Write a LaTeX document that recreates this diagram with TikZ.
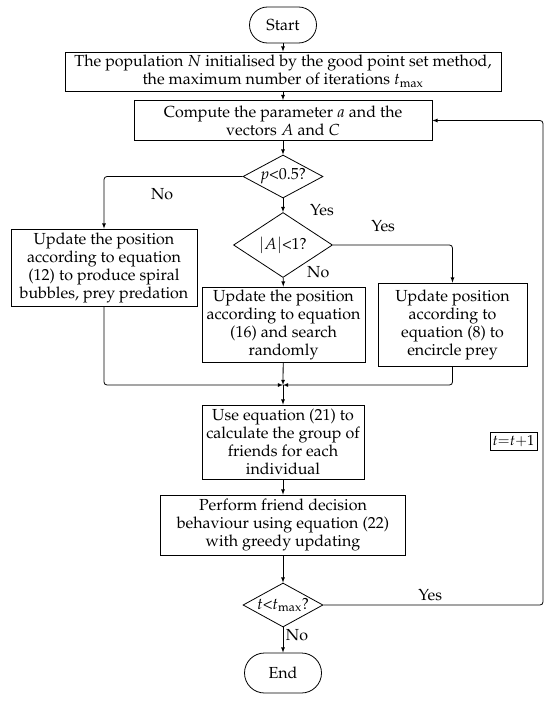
--
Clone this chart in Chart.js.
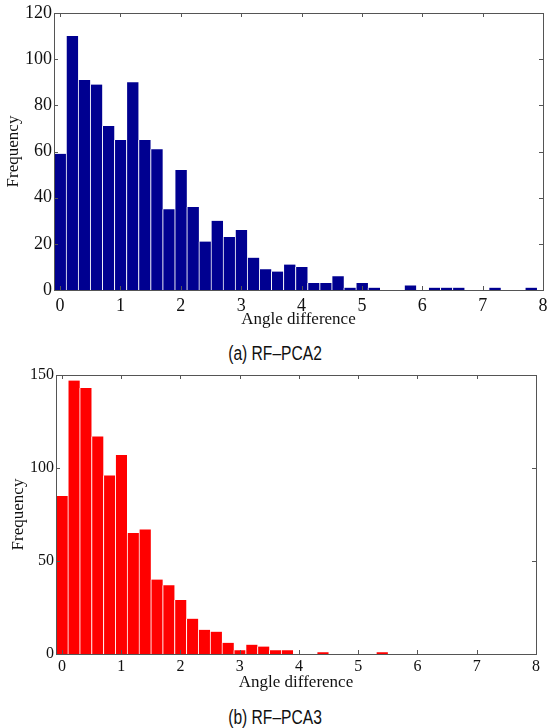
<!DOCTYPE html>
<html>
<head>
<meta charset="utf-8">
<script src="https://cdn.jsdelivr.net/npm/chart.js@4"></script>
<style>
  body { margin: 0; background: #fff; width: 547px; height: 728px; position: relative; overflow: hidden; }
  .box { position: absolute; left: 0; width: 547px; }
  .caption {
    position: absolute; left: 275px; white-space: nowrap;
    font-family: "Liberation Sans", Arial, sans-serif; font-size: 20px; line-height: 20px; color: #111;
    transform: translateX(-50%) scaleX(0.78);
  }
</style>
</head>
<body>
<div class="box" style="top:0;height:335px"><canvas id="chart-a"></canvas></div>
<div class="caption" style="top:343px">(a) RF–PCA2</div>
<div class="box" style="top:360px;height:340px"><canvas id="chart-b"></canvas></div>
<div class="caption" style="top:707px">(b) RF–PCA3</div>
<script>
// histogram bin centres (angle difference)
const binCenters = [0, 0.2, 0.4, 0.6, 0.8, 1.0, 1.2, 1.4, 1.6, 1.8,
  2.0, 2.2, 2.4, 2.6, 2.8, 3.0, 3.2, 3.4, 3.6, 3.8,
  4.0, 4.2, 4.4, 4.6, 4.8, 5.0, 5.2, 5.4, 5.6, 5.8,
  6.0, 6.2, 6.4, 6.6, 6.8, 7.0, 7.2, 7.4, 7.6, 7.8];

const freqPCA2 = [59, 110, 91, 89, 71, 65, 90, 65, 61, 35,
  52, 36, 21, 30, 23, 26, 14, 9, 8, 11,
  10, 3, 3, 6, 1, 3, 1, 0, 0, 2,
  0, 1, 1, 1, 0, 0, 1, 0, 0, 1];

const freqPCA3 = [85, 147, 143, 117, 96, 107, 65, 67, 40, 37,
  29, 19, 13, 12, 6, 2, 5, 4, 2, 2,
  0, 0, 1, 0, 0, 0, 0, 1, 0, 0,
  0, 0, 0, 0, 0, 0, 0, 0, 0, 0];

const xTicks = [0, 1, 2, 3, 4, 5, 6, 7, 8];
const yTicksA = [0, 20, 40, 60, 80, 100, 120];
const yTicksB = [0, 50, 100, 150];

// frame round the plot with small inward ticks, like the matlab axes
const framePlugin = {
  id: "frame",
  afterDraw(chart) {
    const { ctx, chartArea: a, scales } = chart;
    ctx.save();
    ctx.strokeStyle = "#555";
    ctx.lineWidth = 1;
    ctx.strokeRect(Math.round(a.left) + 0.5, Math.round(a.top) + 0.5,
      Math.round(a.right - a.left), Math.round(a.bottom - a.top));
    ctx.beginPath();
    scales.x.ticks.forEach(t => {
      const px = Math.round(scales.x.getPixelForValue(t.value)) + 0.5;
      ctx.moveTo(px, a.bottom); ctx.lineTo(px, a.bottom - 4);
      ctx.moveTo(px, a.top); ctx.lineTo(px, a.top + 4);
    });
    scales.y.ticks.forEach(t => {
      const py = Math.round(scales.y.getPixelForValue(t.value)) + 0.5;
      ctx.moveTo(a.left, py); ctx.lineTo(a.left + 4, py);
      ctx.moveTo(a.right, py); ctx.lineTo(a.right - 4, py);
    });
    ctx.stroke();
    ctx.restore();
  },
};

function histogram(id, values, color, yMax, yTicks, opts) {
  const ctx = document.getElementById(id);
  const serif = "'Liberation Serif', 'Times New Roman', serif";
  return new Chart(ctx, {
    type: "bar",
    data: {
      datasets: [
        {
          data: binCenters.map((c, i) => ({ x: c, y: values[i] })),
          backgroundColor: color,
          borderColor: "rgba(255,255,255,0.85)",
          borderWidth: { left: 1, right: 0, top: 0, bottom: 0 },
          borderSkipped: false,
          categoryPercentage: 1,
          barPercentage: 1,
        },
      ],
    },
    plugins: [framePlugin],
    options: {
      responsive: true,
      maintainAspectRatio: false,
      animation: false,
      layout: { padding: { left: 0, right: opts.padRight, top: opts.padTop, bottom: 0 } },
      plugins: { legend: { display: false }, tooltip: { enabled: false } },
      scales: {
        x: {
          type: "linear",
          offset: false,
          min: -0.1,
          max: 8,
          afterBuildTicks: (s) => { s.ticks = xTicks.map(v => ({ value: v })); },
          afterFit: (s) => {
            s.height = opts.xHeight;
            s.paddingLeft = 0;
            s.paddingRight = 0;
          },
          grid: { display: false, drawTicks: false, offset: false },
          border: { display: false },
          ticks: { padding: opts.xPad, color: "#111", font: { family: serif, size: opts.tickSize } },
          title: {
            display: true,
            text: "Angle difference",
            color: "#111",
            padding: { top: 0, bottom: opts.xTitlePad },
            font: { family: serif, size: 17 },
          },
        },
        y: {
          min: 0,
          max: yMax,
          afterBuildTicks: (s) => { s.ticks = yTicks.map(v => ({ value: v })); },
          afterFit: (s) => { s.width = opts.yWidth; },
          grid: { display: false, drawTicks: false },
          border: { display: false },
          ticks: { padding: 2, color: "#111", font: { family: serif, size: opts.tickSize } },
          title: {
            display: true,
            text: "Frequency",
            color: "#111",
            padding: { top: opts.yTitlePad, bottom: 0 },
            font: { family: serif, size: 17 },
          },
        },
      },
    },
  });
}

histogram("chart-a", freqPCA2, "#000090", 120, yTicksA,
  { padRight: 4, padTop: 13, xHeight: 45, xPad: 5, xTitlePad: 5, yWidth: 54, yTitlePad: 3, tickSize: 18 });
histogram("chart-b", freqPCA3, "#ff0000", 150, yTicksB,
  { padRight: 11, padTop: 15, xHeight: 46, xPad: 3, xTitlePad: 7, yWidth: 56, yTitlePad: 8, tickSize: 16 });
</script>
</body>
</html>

Task directions: Report how many lines in the data include the word "with", and give nothing but the count.

Answer: 2